**TO DO**
Exactly reproduce each line of the listing that follows.

**SOURCE MATERIAL**

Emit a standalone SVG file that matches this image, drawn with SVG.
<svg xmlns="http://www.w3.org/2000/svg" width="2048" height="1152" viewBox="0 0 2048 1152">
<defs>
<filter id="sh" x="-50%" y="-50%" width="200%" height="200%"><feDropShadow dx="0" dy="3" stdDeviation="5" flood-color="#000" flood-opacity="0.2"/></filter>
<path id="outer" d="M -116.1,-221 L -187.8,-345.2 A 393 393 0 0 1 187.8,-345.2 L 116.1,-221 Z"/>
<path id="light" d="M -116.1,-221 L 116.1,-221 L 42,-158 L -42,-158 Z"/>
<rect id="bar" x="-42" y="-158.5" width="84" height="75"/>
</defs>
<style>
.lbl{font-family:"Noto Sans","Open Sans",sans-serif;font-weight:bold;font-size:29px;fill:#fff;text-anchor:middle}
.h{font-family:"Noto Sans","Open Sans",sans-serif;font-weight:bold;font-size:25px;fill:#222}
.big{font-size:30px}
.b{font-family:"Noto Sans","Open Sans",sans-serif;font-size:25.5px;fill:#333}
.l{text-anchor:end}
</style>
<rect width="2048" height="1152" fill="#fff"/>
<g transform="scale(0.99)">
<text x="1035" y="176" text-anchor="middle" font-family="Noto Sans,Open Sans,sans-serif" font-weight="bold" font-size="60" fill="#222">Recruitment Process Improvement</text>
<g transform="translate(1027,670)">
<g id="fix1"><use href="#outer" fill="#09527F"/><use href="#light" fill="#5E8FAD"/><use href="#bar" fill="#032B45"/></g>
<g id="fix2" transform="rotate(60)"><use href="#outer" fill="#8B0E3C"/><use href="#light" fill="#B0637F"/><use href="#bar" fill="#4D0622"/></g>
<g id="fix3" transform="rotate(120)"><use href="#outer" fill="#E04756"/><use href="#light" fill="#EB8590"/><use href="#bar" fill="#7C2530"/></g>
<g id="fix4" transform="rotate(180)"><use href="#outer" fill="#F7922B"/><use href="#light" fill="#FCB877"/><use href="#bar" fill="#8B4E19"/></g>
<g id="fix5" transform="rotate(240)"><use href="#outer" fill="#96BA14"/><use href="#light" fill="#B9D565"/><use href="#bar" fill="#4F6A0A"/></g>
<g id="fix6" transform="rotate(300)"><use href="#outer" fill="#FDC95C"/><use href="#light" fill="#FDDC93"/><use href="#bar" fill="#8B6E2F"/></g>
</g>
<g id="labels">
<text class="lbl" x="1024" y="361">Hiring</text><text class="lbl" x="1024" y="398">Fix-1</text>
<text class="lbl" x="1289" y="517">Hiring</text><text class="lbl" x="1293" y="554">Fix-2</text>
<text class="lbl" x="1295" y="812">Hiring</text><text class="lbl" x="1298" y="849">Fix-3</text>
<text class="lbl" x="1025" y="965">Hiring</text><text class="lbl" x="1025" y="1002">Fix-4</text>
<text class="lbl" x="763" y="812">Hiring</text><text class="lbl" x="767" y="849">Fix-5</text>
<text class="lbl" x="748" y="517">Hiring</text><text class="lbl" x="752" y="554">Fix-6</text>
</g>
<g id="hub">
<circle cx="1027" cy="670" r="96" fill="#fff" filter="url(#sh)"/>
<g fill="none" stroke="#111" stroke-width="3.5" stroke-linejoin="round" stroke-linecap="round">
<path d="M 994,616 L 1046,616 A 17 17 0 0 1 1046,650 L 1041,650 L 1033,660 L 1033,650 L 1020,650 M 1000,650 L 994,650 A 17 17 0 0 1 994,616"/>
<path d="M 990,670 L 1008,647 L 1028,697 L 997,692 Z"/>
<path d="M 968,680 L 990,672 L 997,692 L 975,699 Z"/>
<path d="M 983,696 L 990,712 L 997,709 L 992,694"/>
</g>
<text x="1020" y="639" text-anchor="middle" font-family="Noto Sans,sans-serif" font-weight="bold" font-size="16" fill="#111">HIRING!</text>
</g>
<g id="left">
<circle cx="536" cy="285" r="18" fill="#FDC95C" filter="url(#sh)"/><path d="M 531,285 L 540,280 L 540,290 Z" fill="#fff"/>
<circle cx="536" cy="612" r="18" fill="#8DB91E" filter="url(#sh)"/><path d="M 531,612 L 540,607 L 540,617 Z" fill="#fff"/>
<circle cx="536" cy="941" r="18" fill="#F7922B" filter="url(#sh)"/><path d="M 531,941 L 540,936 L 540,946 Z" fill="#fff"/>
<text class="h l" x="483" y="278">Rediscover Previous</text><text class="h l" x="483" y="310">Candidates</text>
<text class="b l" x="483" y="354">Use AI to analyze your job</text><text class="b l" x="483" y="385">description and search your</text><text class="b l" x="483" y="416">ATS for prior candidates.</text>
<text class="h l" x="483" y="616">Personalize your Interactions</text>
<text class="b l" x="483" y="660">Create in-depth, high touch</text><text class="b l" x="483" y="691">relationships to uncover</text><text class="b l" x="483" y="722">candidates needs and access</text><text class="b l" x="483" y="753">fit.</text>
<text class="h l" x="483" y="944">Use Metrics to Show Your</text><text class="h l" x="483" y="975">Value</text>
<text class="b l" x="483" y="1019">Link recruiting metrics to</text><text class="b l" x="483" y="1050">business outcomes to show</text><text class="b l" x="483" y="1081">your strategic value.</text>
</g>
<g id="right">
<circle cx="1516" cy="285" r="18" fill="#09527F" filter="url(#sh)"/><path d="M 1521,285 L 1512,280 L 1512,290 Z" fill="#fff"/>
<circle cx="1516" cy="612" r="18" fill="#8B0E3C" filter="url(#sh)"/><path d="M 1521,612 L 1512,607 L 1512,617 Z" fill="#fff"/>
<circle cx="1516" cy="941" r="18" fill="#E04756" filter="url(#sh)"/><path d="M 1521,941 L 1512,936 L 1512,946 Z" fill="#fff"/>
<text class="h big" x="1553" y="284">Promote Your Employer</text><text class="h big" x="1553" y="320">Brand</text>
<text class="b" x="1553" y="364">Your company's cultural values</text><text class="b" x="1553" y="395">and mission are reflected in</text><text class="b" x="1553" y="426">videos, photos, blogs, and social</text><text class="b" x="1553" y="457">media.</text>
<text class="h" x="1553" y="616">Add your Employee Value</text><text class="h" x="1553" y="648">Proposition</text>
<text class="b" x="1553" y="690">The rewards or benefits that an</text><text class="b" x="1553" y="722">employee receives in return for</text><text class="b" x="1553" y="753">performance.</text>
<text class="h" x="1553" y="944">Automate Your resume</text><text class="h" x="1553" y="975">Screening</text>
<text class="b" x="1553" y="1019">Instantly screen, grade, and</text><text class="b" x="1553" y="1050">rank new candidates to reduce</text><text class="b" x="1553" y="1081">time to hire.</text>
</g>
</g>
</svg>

**WRITTEN RESPONSE**
Emit a standalone SVG file that matches this image, drawn with SVG.
<svg xmlns="http://www.w3.org/2000/svg" width="2048" height="1152" viewBox="0 0 2048 1152">
<defs>
<filter id="sh" x="-50%" y="-50%" width="200%" height="200%"><feDropShadow dx="0" dy="3" stdDeviation="5" flood-color="#000" flood-opacity="0.2"/></filter>
<path id="outer" d="M -116.1,-221 L -187.8,-345.2 A 393 393 0 0 1 187.8,-345.2 L 116.1,-221 Z"/>
<path id="light" d="M -116.1,-221 L 116.1,-221 L 42,-158 L -42,-158 Z"/>
<rect id="bar" x="-42" y="-158.5" width="84" height="75"/>
</defs>
<style>
.lbl{font-family:"Noto Sans","Open Sans",sans-serif;font-weight:bold;font-size:29px;fill:#fff;text-anchor:middle}
.h{font-family:"Noto Sans","Open Sans",sans-serif;font-weight:bold;font-size:25px;fill:#222}
.big{font-size:30px}
.b{font-family:"Noto Sans","Open Sans",sans-serif;font-size:25.5px;fill:#333}
.l{text-anchor:end}
</style>
<rect width="2048" height="1152" fill="#fff"/>
<g transform="scale(0.99)">
<text x="1035" y="176" text-anchor="middle" font-family="Noto Sans,Open Sans,sans-serif" font-weight="bold" font-size="60" fill="#222">Recruitment Process Improvement</text>
<g transform="translate(1027,670)">
<g id="fix1"><use href="#outer" fill="#09527F"/><use href="#light" fill="#5E8FAD"/><use href="#bar" fill="#032B45"/></g>
<g id="fix2" transform="rotate(60)"><use href="#outer" fill="#8B0E3C"/><use href="#light" fill="#B0637F"/><use href="#bar" fill="#4D0622"/></g>
<g id="fix3" transform="rotate(120)"><use href="#outer" fill="#E04756"/><use href="#light" fill="#EB8590"/><use href="#bar" fill="#7C2530"/></g>
<g id="fix4" transform="rotate(180)"><use href="#outer" fill="#F7922B"/><use href="#light" fill="#FCB877"/><use href="#bar" fill="#8B4E19"/></g>
<g id="fix5" transform="rotate(240)"><use href="#outer" fill="#96BA14"/><use href="#light" fill="#B9D565"/><use href="#bar" fill="#4F6A0A"/></g>
<g id="fix6" transform="rotate(300)"><use href="#outer" fill="#FDC95C"/><use href="#light" fill="#FDDC93"/><use href="#bar" fill="#8B6E2F"/></g>
</g>
<g id="labels">
<text class="lbl" x="1024" y="361">Hiring</text><text class="lbl" x="1024" y="398">Fix-1</text>
<text class="lbl" x="1289" y="517">Hiring</text><text class="lbl" x="1293" y="554">Fix-2</text>
<text class="lbl" x="1295" y="812">Hiring</text><text class="lbl" x="1298" y="849">Fix-3</text>
<text class="lbl" x="1025" y="965">Hiring</text><text class="lbl" x="1025" y="1002">Fix-4</text>
<text class="lbl" x="763" y="812">Hiring</text><text class="lbl" x="767" y="849">Fix-5</text>
<text class="lbl" x="748" y="517">Hiring</text><text class="lbl" x="752" y="554">Fix-6</text>
</g>
<g id="hub">
<circle cx="1027" cy="670" r="96" fill="#fff" filter="url(#sh)"/>
<g fill="none" stroke="#111" stroke-width="3.5" stroke-linejoin="round" stroke-linecap="round">
<path d="M 994,616 L 1046,616 A 17 17 0 0 1 1046,650 L 1041,650 L 1033,660 L 1033,650 L 1020,650 M 1000,650 L 994,650 A 17 17 0 0 1 994,616"/>
<path d="M 990,670 L 1008,647 L 1028,697 L 997,692 Z"/>
<path d="M 968,680 L 990,672 L 997,692 L 975,699 Z"/>
<path d="M 983,696 L 990,712 L 997,709 L 992,694"/>
</g>
<text x="1020" y="639" text-anchor="middle" font-family="Noto Sans,sans-serif" font-weight="bold" font-size="16" fill="#111">HIRING!</text>
</g>
<g id="left">
<circle cx="536" cy="285" r="18" fill="#FDC95C" filter="url(#sh)"/><path d="M 531,285 L 540,280 L 540,290 Z" fill="#fff"/>
<circle cx="536" cy="612" r="18" fill="#8DB91E" filter="url(#sh)"/><path d="M 531,612 L 540,607 L 540,617 Z" fill="#fff"/>
<circle cx="536" cy="941" r="18" fill="#F7922B" filter="url(#sh)"/><path d="M 531,941 L 540,936 L 540,946 Z" fill="#fff"/>
<text class="h l" x="483" y="278">Rediscover Previous</text><text class="h l" x="483" y="310">Candidates</text>
<text class="b l" x="483" y="354">Use AI to analyze your job</text><text class="b l" x="483" y="385">description and search your</text><text class="b l" x="483" y="416">ATS for prior candidates.</text>
<text class="h l" x="483" y="616">Personalize your Interactions</text>
<text class="b l" x="483" y="660">Create in-depth, high touch</text><text class="b l" x="483" y="691">relationships to uncover</text><text class="b l" x="483" y="722">candidates needs and access</text><text class="b l" x="483" y="753">fit.</text>
<text class="h l" x="483" y="944">Use Metrics to Show Your</text><text class="h l" x="483" y="975">Value</text>
<text class="b l" x="483" y="1019">Link recruiting metrics to</text><text class="b l" x="483" y="1050">business outcomes to show</text><text class="b l" x="483" y="1081">your strategic value.</text>
</g>
<g id="right">
<circle cx="1516" cy="285" r="18" fill="#09527F" filter="url(#sh)"/><path d="M 1521,285 L 1512,280 L 1512,290 Z" fill="#fff"/>
<circle cx="1516" cy="612" r="18" fill="#8B0E3C" filter="url(#sh)"/><path d="M 1521,612 L 1512,607 L 1512,617 Z" fill="#fff"/>
<circle cx="1516" cy="941" r="18" fill="#E04756" filter="url(#sh)"/><path d="M 1521,941 L 1512,936 L 1512,946 Z" fill="#fff"/>
<text class="h big" x="1553" y="284">Promote Your Employer</text><text class="h big" x="1553" y="320">Brand</text>
<text class="b" x="1553" y="364">Your company's cultural values</text><text class="b" x="1553" y="395">and mission are reflected in</text><text class="b" x="1553" y="426">videos, photos, blogs, and social</text><text class="b" x="1553" y="457">media.</text>
<text class="h" x="1553" y="616">Add your Employee Value</text><text class="h" x="1553" y="648">Proposition</text>
<text class="b" x="1553" y="690">The rewards or benefits that an</text><text class="b" x="1553" y="722">employee receives in return for</text><text class="b" x="1553" y="753">performance.</text>
<text class="h" x="1553" y="944">Automate Your resume</text><text class="h" x="1553" y="975">Screening</text>
<text class="b" x="1553" y="1019">Instantly screen, grade, and</text><text class="b" x="1553" y="1050">rank new candidates to reduce</text><text class="b" x="1553" y="1081">time to hire.</text>
</g>
</g>
</svg>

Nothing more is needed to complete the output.